WHAT IS NEEDED — Take the lines of the data below from the very first through the line containing "ax.set_ylim(1e-4, 1)" and output them exactly, pictures excluded.

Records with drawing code

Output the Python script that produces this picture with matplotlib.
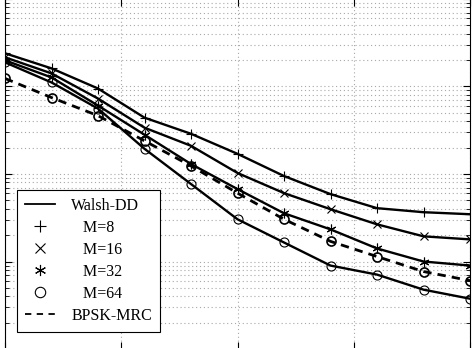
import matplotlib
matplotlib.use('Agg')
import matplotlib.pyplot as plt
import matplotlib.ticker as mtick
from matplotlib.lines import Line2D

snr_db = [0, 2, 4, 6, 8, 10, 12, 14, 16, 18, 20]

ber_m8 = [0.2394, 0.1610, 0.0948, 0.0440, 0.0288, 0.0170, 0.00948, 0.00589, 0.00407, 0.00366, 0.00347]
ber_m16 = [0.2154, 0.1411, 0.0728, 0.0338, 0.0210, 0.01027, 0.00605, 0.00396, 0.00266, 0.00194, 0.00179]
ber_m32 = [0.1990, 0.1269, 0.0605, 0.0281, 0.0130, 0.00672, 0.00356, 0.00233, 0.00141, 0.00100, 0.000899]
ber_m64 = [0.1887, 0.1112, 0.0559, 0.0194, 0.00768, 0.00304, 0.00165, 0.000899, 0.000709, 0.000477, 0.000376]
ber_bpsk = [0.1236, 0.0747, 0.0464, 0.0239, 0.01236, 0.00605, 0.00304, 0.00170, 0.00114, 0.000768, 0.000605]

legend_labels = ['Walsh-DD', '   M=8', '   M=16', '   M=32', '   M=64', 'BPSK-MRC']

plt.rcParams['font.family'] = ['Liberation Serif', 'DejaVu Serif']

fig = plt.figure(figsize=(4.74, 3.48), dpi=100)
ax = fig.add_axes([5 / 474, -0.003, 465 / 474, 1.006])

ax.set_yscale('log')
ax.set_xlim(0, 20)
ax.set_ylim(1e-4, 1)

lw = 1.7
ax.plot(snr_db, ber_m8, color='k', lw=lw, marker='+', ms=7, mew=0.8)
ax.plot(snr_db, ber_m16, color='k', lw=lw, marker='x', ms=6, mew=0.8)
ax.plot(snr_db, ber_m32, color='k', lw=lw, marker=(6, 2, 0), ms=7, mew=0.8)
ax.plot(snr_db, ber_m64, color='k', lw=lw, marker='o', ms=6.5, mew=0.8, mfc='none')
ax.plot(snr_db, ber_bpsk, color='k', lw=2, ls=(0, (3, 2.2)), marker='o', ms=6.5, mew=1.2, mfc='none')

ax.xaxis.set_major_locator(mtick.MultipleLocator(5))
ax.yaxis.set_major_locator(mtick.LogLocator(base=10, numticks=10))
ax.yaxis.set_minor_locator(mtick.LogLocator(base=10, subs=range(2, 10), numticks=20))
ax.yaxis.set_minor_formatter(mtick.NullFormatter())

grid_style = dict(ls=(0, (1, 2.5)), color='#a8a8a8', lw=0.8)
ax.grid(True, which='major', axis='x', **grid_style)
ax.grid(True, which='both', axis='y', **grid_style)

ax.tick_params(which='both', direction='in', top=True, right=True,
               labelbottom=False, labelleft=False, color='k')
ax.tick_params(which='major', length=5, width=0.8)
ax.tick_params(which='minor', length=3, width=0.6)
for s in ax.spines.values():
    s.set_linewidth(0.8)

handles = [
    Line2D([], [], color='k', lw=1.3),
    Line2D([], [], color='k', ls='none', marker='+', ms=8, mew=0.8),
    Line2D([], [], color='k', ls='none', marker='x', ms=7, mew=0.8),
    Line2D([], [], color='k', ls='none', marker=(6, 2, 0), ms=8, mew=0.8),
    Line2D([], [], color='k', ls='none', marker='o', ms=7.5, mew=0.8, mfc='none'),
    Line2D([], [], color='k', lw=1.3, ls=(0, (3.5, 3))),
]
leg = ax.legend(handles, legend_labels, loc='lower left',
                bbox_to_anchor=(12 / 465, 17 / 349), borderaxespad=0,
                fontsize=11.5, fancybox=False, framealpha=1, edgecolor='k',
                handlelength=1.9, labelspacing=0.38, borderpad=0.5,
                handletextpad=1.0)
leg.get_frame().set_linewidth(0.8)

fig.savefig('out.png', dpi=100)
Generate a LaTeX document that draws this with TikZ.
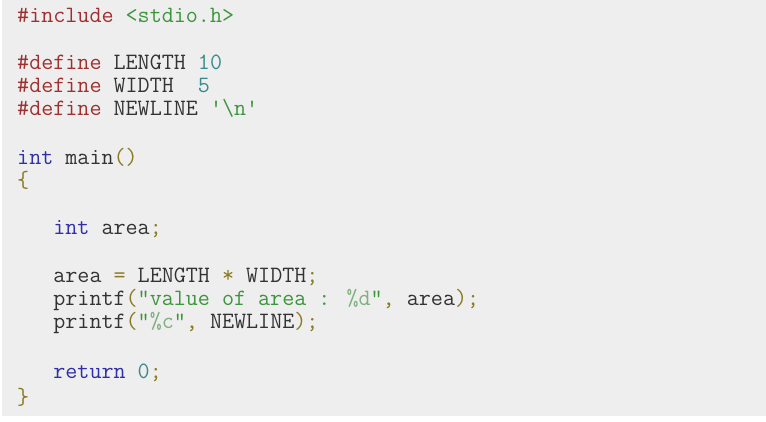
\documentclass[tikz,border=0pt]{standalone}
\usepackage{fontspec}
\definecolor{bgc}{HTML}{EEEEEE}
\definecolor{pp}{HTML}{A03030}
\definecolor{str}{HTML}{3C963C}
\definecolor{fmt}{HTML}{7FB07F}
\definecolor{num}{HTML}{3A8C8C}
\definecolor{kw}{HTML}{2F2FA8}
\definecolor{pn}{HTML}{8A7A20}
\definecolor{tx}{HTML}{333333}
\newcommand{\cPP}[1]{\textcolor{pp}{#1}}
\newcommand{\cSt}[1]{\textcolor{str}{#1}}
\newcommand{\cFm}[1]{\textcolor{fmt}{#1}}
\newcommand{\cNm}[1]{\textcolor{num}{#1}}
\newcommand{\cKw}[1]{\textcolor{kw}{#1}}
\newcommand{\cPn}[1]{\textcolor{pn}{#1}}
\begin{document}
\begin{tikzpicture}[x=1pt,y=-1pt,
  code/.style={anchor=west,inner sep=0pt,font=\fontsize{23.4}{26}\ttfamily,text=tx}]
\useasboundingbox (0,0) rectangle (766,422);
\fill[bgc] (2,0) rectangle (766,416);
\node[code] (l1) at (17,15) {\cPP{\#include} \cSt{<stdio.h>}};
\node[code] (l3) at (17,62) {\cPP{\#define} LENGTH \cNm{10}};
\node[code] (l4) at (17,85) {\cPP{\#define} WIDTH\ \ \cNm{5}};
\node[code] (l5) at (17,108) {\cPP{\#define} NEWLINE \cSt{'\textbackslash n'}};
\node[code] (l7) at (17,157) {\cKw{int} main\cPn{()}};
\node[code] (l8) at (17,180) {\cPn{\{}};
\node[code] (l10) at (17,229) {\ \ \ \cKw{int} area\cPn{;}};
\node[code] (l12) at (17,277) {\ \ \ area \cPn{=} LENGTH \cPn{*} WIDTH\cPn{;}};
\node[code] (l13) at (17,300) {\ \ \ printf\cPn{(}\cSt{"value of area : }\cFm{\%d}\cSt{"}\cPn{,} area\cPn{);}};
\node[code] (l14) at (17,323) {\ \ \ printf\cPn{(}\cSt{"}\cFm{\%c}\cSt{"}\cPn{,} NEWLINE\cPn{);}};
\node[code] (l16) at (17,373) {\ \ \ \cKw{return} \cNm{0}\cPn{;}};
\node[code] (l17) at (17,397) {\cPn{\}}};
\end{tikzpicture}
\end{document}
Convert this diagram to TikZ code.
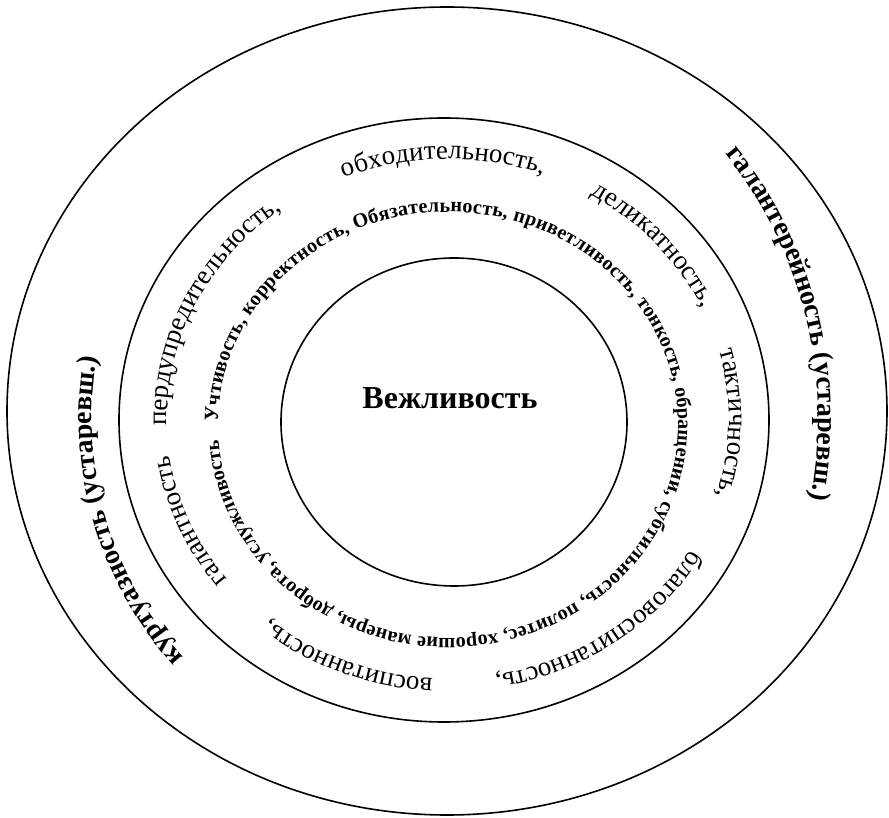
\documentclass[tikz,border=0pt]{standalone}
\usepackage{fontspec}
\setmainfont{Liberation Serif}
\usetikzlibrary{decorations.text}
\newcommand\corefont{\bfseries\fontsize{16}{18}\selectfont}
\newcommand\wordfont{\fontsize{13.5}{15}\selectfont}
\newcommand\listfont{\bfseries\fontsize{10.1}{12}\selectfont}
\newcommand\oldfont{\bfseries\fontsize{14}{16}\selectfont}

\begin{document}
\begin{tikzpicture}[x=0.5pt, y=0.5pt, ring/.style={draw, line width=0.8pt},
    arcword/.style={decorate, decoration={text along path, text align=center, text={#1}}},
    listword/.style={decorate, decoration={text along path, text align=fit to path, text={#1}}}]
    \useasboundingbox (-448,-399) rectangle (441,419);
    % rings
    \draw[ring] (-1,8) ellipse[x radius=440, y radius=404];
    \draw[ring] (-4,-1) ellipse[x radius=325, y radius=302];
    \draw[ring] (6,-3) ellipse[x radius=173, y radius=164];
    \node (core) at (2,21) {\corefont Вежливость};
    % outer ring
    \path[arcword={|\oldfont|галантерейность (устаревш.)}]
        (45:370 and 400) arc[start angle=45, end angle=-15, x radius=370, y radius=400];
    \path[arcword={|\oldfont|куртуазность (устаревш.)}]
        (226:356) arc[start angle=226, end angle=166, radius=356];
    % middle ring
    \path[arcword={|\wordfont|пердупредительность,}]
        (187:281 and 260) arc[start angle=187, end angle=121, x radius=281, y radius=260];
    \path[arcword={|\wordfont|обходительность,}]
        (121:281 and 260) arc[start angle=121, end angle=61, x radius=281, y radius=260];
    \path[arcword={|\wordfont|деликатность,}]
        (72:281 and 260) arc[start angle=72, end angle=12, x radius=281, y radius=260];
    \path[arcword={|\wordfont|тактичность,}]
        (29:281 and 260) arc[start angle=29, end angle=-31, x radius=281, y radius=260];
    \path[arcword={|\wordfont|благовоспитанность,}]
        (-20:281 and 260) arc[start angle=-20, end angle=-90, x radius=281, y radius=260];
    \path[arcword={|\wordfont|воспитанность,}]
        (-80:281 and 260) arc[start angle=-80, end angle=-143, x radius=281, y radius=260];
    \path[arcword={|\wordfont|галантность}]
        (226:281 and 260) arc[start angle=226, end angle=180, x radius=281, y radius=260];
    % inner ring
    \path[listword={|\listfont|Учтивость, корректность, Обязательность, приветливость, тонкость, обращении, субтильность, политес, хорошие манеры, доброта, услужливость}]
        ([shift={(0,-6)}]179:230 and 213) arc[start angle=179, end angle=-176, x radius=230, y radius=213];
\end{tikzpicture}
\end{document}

ANSWER FOR THIS EXERCISE —
Output the Python script that produces this picture with matplotlib.
import matplotlib
matplotlib.use('Agg')
import matplotlib.pyplot as plt
import matplotlib.ticker as mtick
from matplotlib.lines import Line2D

snr_db = [0, 2, 4, 6, 8, 10, 12, 14, 16, 18, 20]

ber_m8 = [0.2394, 0.1610, 0.0948, 0.0440, 0.0288, 0.0170, 0.00948, 0.00589, 0.00407, 0.00366, 0.00347]
ber_m16 = [0.2154, 0.1411, 0.0728, 0.0338, 0.0210, 0.01027, 0.00605, 0.00396, 0.00266, 0.00194, 0.00179]
ber_m32 = [0.1990, 0.1269, 0.0605, 0.0281, 0.0130, 0.00672, 0.00356, 0.00233, 0.00141, 0.00100, 0.000899]
ber_m64 = [0.1887, 0.1112, 0.0559, 0.0194, 0.00768, 0.00304, 0.00165, 0.000899, 0.000709, 0.000477, 0.000376]
ber_bpsk = [0.1236, 0.0747, 0.0464, 0.0239, 0.01236, 0.00605, 0.00304, 0.00170, 0.00114, 0.000768, 0.000605]

legend_labels = ['Walsh-DD', '   M=8', '   M=16', '   M=32', '   M=64', 'BPSK-MRC']

plt.rcParams['font.family'] = ['Liberation Serif', 'DejaVu Serif']

fig = plt.figure(figsize=(4.74, 3.48), dpi=100)
ax = fig.add_axes([5 / 474, -0.003, 465 / 474, 1.006])

ax.set_yscale('log')
ax.set_xlim(0, 20)
ax.set_ylim(1e-4, 1)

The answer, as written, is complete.